Hope for Technological Future

Hope for Technological Future

by: Mark Edward D.R. Bayle

“This will help you, this will ease your work, and it will make you better.” This phrase is very inviting and can easily catch one’s attention and we usually hear these phrases when some advertisements are inviting us to buy technological gadgets. We will often hear good and sweet-sounding words from them to convince us. We may accept or reject the things or experiences that are happening to us, but we must accept the fact and face our reality that nowadays, most of us are being invaded or influenced by a lot of technological gadgets and it is continuously developing through different experiments and researches conducted by several experts in science. These different developments help in various tasks easily. Multitasking is one of the best help or things that technology teaches. It is doing one thing and at the same time doing another thing.

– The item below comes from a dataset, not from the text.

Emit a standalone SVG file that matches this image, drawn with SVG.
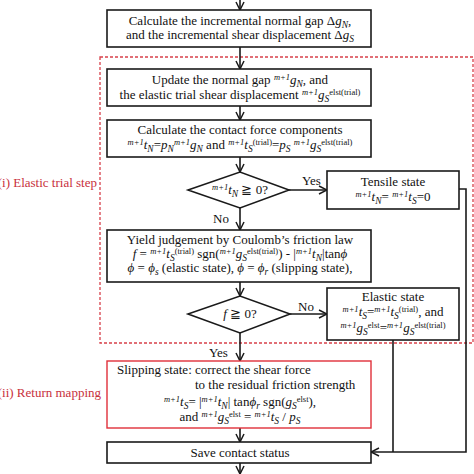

Like, cooking while watching television and there are many other helpful things that technology gave to us. But the effects of these different technological gadgets depend on us who is the one using them. It can be either bad or good.

One of the worst things that can happen to a man is not knowing himself. There are many factors that we can consider why such things as this can happen to a man. For example Family, Friends, and Society. Society specifically the famous “netizens” or those people who are actively using social media in order to voice out their different opinions and to communicate with others. A man who will depend on these social norms in using different technological gadgets especially social media as means of communication will in turn be conditioned that using social media is better than chatting face to face with someone. The effect of all these factors and unceasing developments to a man who is not well developing is the brokenness of life specifically in terms of his virtue and conscience development. Moreover, the person might be like a puppet operated by somebody else; no decision for his own and always depend on his life on what others say about him.

Just like a child who is full of hopes and dreams for her life and for the world, she faces now the reality of life that is run by chronological gadgets, and through its continuous development who knows one day, we cannot anymore distinguish a man between and a robot. God is dead. This is one of the famous lines of the Contemporary philosopher Friedrich Nietzsche. He explains “The death of God is not just the death of a deity: it is also the death of all the so-called higher values that we have inherited”[1] This is where I want to emphasize my point. Just like a kid having her own inherited set of values and the need for the continuous development of it. Yet, the world that she has stepped into and facing is run by technology. Technology wants to focus people only on the development and comfort that it brings and in turn, it weakens people’s internal development to be specific in virtue and conscience development. Our national hero, Dr. Jose Rizal once said “Ang kabataan ang pag-asa ng bayan” (Our youth is the hope of our country). But how can the statement of Dr. Rizal be true if we are the ones destroying our youth’s hope and hindering their development in terms of virtue and conscience through our irresponsibility in using the technology and lack of guidance to them in using it? We kill the values by not developing them.

To sum up, Technology makes our tasks more easy and more light for us. We cannot wipe away this fact. But, all things have their advantages and disadvantages. So I think the disadvantage of technology is that it wants to catch all the man’s attention and in turn, the man will have no time for himself causing him to not develop the virtue and conscience that he has. Nevertheless, all the good and bad effects of technology only depend on the one who is using it. So the responsibility is in our own hands.


     [1]Will Buckingham, Douglas Burnham, Clive Hill, et. al., The Philosophy Book, (Great Britain: Dorling Kindersley Limited, 2011), 1.